Some of these ratios are extraordinarily close, and are close enough within the experimental +/- figures for some of them to be considered as exact ratios: the top to higgs figure and the charm to strange for example are close to the exact ratios by an accuracy of over 1 in 2,000. To understand the significance of these ratios however it is necessary to also take a comparative close look at the ratio of T and V composition of the particles.

Bear in mind that the hypothesis is that the mass of each family of particles is identical: we therefore expect there to be a direct relationship between the ratio of T composition of any given pair of particles and the mass ratio of the same pair.

Looking for example at the charm quark and the proton, the charm quark has six T particles. If the charm quark has a further three V particles which cannot in any way be influenced by electrical activity, we expect a ratio of 9/6 (1.5) to factor somewhere in the over-calculation of the charm quark's mass (relative to the proton). The 2/3s root comes out at 5/4 (1.25).
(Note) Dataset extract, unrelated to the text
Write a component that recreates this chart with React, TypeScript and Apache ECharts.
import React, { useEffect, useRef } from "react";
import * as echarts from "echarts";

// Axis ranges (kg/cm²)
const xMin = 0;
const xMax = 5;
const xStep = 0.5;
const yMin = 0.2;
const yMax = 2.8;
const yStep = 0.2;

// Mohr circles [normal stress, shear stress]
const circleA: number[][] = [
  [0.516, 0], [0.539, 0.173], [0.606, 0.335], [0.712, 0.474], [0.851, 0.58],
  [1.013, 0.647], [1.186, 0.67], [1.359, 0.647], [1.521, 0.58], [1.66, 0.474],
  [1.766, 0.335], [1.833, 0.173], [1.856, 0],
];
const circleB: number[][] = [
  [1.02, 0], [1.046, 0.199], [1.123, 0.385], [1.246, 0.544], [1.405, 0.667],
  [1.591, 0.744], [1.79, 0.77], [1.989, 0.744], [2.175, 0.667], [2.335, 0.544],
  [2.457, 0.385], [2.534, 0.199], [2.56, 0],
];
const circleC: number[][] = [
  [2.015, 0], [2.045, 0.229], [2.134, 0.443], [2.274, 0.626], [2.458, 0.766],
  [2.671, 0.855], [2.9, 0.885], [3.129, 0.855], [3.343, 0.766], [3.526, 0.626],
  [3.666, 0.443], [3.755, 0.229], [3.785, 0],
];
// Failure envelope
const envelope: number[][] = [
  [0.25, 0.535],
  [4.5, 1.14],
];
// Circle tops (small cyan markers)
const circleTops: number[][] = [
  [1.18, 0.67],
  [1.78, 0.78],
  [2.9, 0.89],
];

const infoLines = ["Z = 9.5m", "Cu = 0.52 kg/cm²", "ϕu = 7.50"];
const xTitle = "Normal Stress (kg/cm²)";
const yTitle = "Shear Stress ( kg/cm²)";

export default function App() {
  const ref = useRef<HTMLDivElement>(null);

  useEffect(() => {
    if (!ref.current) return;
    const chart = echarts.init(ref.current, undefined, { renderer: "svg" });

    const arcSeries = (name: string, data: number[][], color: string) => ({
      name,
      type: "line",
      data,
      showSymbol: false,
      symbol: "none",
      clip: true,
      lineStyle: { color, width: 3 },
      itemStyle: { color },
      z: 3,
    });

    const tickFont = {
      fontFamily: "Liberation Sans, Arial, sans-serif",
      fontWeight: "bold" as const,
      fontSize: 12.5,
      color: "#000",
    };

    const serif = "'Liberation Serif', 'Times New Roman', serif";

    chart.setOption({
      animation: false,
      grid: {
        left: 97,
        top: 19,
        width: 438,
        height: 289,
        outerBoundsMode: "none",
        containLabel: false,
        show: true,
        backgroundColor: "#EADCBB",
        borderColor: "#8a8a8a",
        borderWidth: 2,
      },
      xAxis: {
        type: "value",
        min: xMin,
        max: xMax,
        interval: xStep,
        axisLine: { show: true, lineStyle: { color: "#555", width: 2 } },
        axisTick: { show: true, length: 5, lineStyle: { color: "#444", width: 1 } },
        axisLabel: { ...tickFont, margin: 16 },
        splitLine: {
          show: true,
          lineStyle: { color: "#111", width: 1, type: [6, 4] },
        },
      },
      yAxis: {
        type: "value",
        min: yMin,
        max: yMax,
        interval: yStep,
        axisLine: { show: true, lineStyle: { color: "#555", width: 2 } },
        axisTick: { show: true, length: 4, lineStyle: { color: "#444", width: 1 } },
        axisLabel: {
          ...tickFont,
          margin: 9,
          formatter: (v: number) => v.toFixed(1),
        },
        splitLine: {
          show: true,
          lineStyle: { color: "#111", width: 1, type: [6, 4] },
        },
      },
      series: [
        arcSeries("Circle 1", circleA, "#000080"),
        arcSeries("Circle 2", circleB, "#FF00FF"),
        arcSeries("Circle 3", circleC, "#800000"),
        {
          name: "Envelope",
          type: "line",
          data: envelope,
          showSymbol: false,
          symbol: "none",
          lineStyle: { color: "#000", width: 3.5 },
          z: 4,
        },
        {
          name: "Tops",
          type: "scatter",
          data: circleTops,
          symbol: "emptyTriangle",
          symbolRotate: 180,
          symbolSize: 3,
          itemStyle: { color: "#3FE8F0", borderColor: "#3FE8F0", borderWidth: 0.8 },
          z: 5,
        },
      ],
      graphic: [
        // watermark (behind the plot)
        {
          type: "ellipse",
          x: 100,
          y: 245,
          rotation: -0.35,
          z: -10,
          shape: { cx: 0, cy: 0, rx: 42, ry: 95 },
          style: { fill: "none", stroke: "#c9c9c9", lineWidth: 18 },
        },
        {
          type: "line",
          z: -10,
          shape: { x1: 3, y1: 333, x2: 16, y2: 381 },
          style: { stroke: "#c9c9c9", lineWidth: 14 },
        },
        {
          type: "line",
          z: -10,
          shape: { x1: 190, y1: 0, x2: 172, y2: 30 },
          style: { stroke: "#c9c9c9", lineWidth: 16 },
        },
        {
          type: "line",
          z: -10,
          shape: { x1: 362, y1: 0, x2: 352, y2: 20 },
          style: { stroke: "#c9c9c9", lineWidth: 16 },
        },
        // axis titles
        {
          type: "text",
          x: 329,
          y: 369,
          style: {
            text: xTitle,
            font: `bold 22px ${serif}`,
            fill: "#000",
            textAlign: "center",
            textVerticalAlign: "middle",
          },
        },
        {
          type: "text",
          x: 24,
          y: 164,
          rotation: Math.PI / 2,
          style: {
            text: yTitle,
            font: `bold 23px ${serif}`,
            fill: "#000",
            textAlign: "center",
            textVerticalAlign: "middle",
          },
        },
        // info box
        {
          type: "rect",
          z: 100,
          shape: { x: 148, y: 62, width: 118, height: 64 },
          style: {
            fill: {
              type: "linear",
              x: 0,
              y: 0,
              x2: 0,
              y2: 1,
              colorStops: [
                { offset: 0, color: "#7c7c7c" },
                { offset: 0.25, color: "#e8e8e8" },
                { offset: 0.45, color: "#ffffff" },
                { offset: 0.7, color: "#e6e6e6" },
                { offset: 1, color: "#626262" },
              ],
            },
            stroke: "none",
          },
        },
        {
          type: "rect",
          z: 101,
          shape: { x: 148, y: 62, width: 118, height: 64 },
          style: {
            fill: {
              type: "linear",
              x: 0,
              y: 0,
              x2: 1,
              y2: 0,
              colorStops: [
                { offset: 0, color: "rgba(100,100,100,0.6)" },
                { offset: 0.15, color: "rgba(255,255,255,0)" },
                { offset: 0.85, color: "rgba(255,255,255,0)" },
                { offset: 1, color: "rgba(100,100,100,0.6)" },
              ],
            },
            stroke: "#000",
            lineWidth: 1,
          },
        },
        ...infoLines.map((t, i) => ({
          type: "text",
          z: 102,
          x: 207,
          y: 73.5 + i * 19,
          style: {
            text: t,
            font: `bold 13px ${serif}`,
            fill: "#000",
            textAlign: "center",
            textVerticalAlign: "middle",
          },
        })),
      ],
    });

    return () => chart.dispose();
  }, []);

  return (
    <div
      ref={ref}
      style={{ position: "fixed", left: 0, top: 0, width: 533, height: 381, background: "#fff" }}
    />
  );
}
In each case, although there is a tantalising relationship clearly present, what can definitely be said is that the more T particles there are, the lighter the "apparent" mass of the particle. Put another way: the more V particles, the heavier the "apparent" mass of the particle. This even applies when comparing the strange quark to the charm. Numerical coincidences abound: the cubic root of the mass ratios of strange to charm is 17/7 to within 4 decimal places, and there are seven T particles in a strange quark.
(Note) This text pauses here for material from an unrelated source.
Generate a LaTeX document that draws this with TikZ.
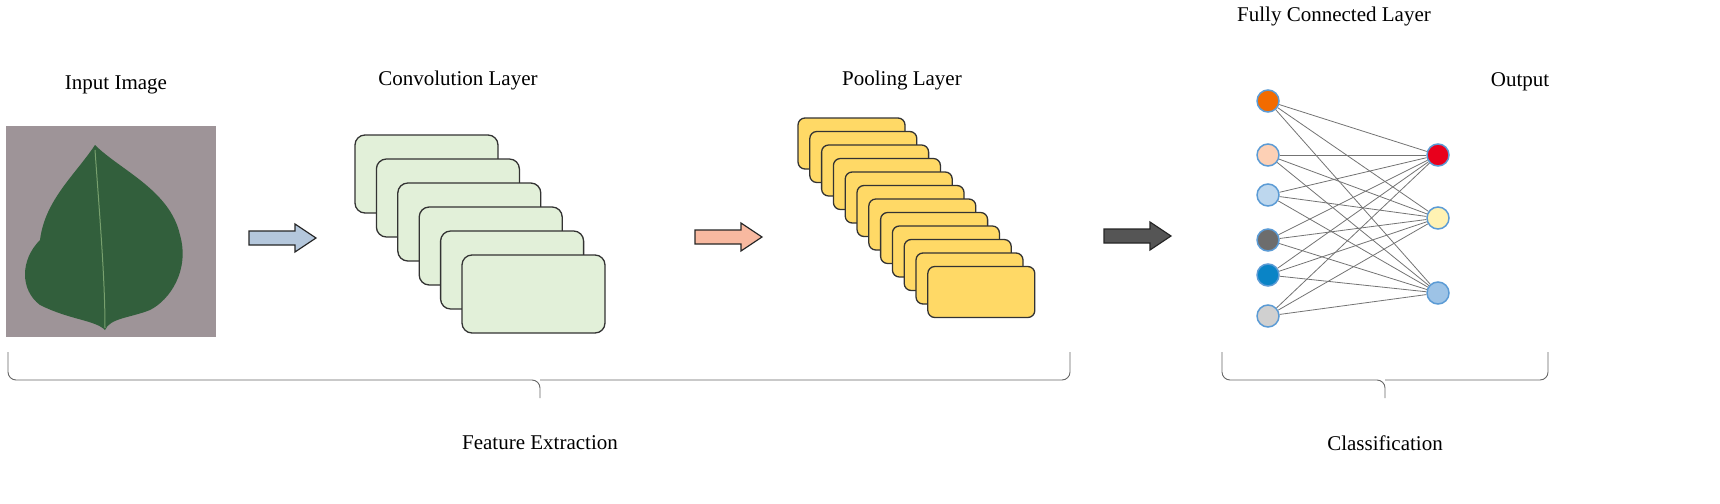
\documentclass[tikz,border=0pt]{standalone}
\usepackage{fontspec}
\setmainfont{Liberation Serif}
\definecolor{conv}{HTML}{E2F0D9}
\definecolor{pool}{HTML}{FFD966}
\definecolor{bord}{HTML}{5B9BD5}
\begin{document}
\begin{tikzpicture}[x=1pt,y=-1pt,
  lbl/.style={font=\fontsize{21}{24}\selectfont},
  convr/.style={draw=black!80,line width=1.3pt,fill=conv,rounded corners=10pt},
  poolr/.style={draw=black!80,line width=1.3pt,fill=pool,rounded corners=7pt},
  arr/.style={draw=black!85,line width=1.2pt,line join=miter},
  nd/.style={circle,draw=bord,line width=1.5pt,minimum size=22pt,inner sep=0pt},
  cn/.style={draw=black!55,line width=0.8pt},
  br/.style={draw=black!60,line width=0.9pt}]
\useasboundingbox (0,0) rectangle (1720,503);
% labels
\node[lbl] (t1) at (116,85) {Input Image};
\node[lbl] (t2) at (458,80) {Convolution Layer};
\node[lbl] (t3) at (902,80) {Pooling Layer};
\node[lbl] (t4) at (1334,16) {Fully Connected Layer};
\node[lbl] (t5) at (1520,82) {Output};
\node[lbl] (t6) at (540,443) {Feature Extraction};
\node[lbl] (t7) at (1385,443) {Classification};
% input image
\fill[fill={rgb,255:red,158;green,148;blue,152}] (6,126) rectangle (216,337);
\fill[fill={rgb,255:red,50;green,95;blue,60}] (95,145) .. controls (120,170) and (170,190) .. (180,235)
  .. controls (190,270) and (170,300) .. (150,310) .. controls (130,318) and (110,318) .. (105,330)
  .. controls (95,320) and (70,320) .. (40,305) .. controls (20,290) and (20,260) .. (40,240)
  .. controls (45,200) and (75,175) .. (95,145) -- cycle;
\draw[draw={rgb,255:red,120;green,160;blue,110},line width=1pt] (95,150) .. controls (100,220) and (105,280) .. (105,328);
% arrows
\foreach \x/\y/\c in {249/238/{rgb,255:red,180;green,199;blue,220},695/237/{rgb,255:red,248;green,185;blue,160},1104/236/{rgb,255:red,85;green,85;blue,85}}
  \draw[arr,fill=\c] (\x,\y-7) -- ++(46,0) -- ++(0,-7) -- ++(21,14) -- ++(-21,14) -- ++(0,-7) -- ++(-46,0) -- cycle;
% conv
\foreach \i in {0,...,5}
  \draw[convr] ({355+21.4*\i},{135+24*\i}) rectangle ++(143,78);
% pool
\foreach \i in {0,...,11}
  \draw[poolr] ({798+11.8*\i},{118+13.5*\i}) rectangle ++(107,51);
% network
\node[nd,fill={rgb,255:red,242;green,107;blue,0}] (i1) at (1268,101) {};
\node[nd,fill={rgb,255:red,253;green,208;blue,181}] (i2) at (1268,155) {};
\node[nd,fill={rgb,255:red,189;green,215;blue,238}] (i3) at (1268,195) {};
\node[nd,fill={rgb,255:red,109;green,109;blue,109}] (i4) at (1268,240) {};
\node[nd,fill={rgb,255:red,10;green,132;blue,198}] (i5) at (1268,275) {};
\node[nd,fill={rgb,255:red,208;green,208;blue,208}] (i6) at (1268,316) {};
\node[nd,fill={rgb,255:red,232;green,0;blue,28}] (o1) at (1438,155) {};
\node[nd,fill={rgb,255:red,255;green,242;blue,179}] (o2) at (1438,218) {};
\node[nd,fill={rgb,255:red,157;green,195;blue,230}] (o3) at (1438,293) {};
\foreach \a in {i1,i2,i3,i4,i5,i6}
  \foreach \b in {o1,o2,o3}
    \draw[cn] (\a) -- (\b);
% braces
\coordinate (b1l) at (8,352); \coordinate (b1m) at (540,398); \coordinate (b1r) at (1070,352);
\draw[br,rounded corners=8pt] (b1l) |- (540,380) -- (b1m);
\draw[br,rounded corners=8pt] (b1r) |- (540,380);
\coordinate (b2l) at (1222,352); \coordinate (b2m) at (1385,398); \coordinate (b2r) at (1548,352);
\draw[br,rounded corners=8pt] (b2l) |- (1385,380) -- (b2m);
\draw[br,rounded corners=8pt] (b2r) |- (1385,380);
\end{tikzpicture}
\end{document}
    Name      T  V T-charge Mass         Mass * T-charge

    Electron 3T 0V    3/3     0.511 MeV      0.511 MeV
    Up       2T 1V    2/3     2.01  MeV      1.340 MeV
    Down     1T 2V    1/3     4.79  MeV      1.596 MeV

    Electron 3T 0V    3/3     0.511 MeV      0.511 MeV
    Muon     9T 0V    3/3     0.106 GeV      0.106 GeV
    Tau     15T 0V    3/3     1.777 GeV      1.777 GeV

    Strange  7T 2V    1/3     0.09  GeV      0.03  GeV
    Charm    6T 3V    2/3     1.29  GeV      0.86  GeV
    Proton   5T 4V    3/3     0.938 GeV      0.938 GeV
    Bottom   3T 6V    1/3     4.18  GeV      1.393 GeV
    Top      2T 7V    2/3   173.07  GeV    115.38  GeV

This table ranks the particles in order of mass times the electrical charge of the particle. In each group it can be clearly seen that the number of T particles is in descending order. (Note: the Muon, Tau and electron are separated out, being entirely comprised of one or more electrons and zero or more positrons. This is still under investigation).
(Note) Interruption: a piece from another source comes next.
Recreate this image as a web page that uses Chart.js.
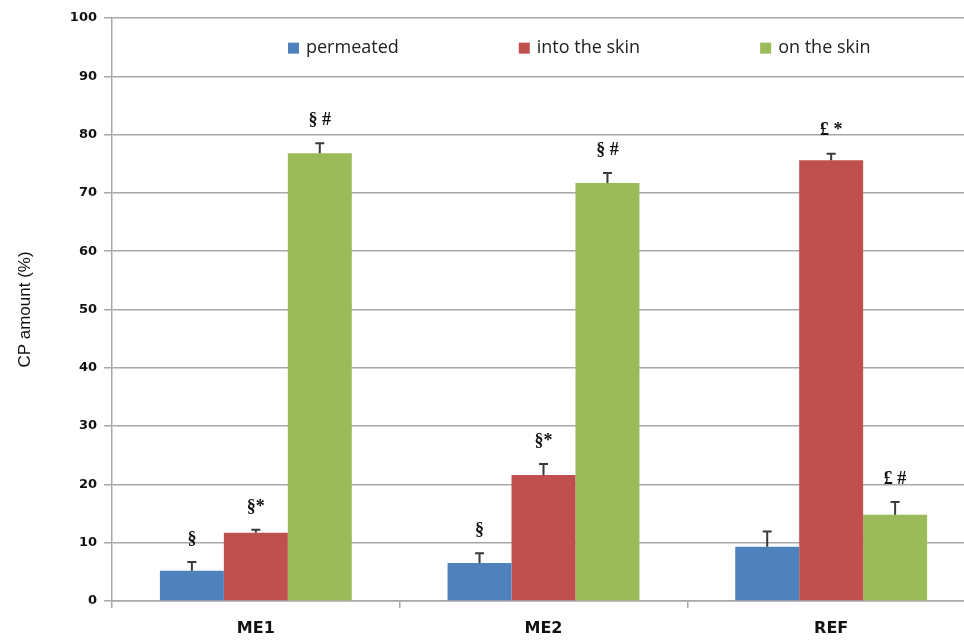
<!DOCTYPE html>
<html lang="en">
<head>
    <meta charset="UTF-8">
    <title>CP amount</title>
    <script src="https://cdn.jsdelivr.net/npm/chart.js"></script>
    <style>
        body { margin: 0; overflow: hidden; background: #fff; }
        #wrap { width: 980px; height: 641px; }
    </style>
</head>
<body>
    <div id="wrap"><canvas id="cpChart"></canvas></div>
    <script>
        const categories = ['ME1', 'ME2', 'REF'];

        const permeated = [5.2, 6.5, 9.3];
        const permeatedSd = [1.5, 1.7, 2.6];
        const permeatedMarks = ['§', '§', ''];

        const intoSkin = [11.7, 21.6, 75.6];
        const intoSkinSd = [0.5, 1.9, 1.1];
        const intoSkinMarks = ['§*', '§*', '£ *'];

        const onSkin = [76.8, 71.7, 14.8];
        const onSkinSd = [1.7, 1.7, 2.2];
        const onSkinMarks = ['§ #', '§ #', '£ #'];

        const gridColor = '#a8a8a8';

        // error bars (upper half only) plus significance marks above them
        const errorBars = {
            id: 'errorBars',
            afterDatasetsDraw(chart) {
                const ctx = chart.ctx;
                const y = chart.scales.y;
                chart.data.datasets.forEach((ds, i) => {
                    const meta = chart.getDatasetMeta(i);
                    meta.data.forEach((bar, j) => {
                        const top = y.getPixelForValue(ds.data[j] + ds.sd[j]);
                        ctx.save();
                        ctx.strokeStyle = '#3a3a3a';
                        ctx.lineWidth = 2;
                        ctx.beginPath();
                        ctx.moveTo(bar.x, bar.y);
                        ctx.lineTo(bar.x, top);
                        ctx.moveTo(bar.x - 4.5, top);
                        ctx.lineTo(bar.x + 4.5, top);
                        ctx.stroke();
                        if (ds.marks[j]) {
                            ctx.fillStyle = '#111';
                            ctx.font = 'bold 18px "Liberation Serif", serif';
                            ctx.textAlign = 'center';
                            ctx.textBaseline = 'middle';
                            ctx.fillText(ds.marks[j], bar.x, top - 23);
                        }
                        ctx.restore();
                    });
                });
            }
        };

        // legend row drawn inside the plot, between the 100 and 90 gridlines
        const innerLegend = {
            id: 'innerLegend',
            afterDraw(chart) {
                const ctx = chart.ctx;
                const y = chart.scales.y;
                const cy = (y.getPixelForValue(100) + y.getPixelForValue(90)) / 2 + 1;
                let x = 288;
                ctx.save();
                ctx.font = '18px "Open Sans", "Liberation Sans", sans-serif';
                ctx.textBaseline = 'middle';
                ctx.textAlign = 'left';
                chart.data.datasets.forEach(ds => {
                    ctx.fillStyle = ds.backgroundColor;
                    ctx.fillRect(x, cy - 5.5, 11, 11);
                    ctx.fillStyle = '#222';
                    ctx.fillText(ds.label, x + 18, cy);
                    x += 18 + ctx.measureText(ds.label).width + 120;
                });
                ctx.restore();
            }
        };

        new Chart(document.getElementById('cpChart'), {
            type: 'bar',
            data: {
                labels: categories,
                datasets: [
                    { label: 'permeated', data: permeated, sd: permeatedSd, marks: permeatedMarks, backgroundColor: '#4f81bd' },
                    { label: 'into the skin', data: intoSkin, sd: intoSkinSd, marks: intoSkinMarks, backgroundColor: '#c0504d' },
                    { label: 'on the skin', data: onSkin, sd: onSkinSd, marks: onSkinMarks, backgroundColor: '#9bbb59' }
                ]
            },
            options: {
                responsive: true,
                maintainAspectRatio: false,
                animation: false,
                layout: { padding: { top: 18, right: 5, left: 0, bottom: 0 } },
                datasets: { bar: { categoryPercentage: 0.667, barPercentage: 1.0 } },
                plugins: {
                    legend: { display: false },
                    tooltip: { enabled: false }
                },
                scales: {
                    x: {
                        afterFit: s => { s.height = 40; },
                        grid: { drawOnChartArea: false, drawTicks: true, tickLength: 7, color: gridColor, lineWidth: 1.5 },
                        border: { color: gridColor, width: 1.5 },
                        ticks: { color: '#111', padding: 11, font: { family: 'DejaVu Sans', size: 16, weight: 'bold' } }
                    },
                    y: {
                        min: 0,
                        max: 100,
                        afterFit: s => { s.width = 112; },
                        grid: { color: gridColor, lineWidth: 1.5, tickLength: 8 },
                        border: { color: gridColor, width: 1.5 },
                        ticks: { stepSize: 10, color: '#111', padding: 7, font: { family: 'DejaVu Sans', size: 13, weight: 'bold' } },
                        title: {
                            display: true,
                            text: 'CP amount (%)',
                            color: '#111',
                            padding: { top: 15, bottom: 0 },
                            font: { family: 'Liberation Sans', size: 17 }
                        }
                    }
                }
            },
            plugins: [errorBars, innerLegend]
        });
    </script>
</body>
</html>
Note: Here we see some striking coincidences as well:

Mass of proton divided by Strange quark is 10.42, which is close to 7 * 3 / 2
(10.5).  seven T particles, 2 V particles, 1/3 electrical charge on the strange
quark.

Mass of up quark divided by electron is 3.933 (close to 4).  three T
particles, 2 V particles, 2/3 electrical charge: 3 * 2 * 2/3 is 4.

Mass of down quark divided by mass of electron is 9.373 (close to 9).
down quark has a 1/3 electrical charge.

2/3 Mass of charm quark divided by proton is 11/12 to within 4 decimal places.
Charm's T-particle content plus Proton's T-particle content: 11.
Charm's V-particle content times Proton's V-particle content: 12.

TODO: examine these relationships further.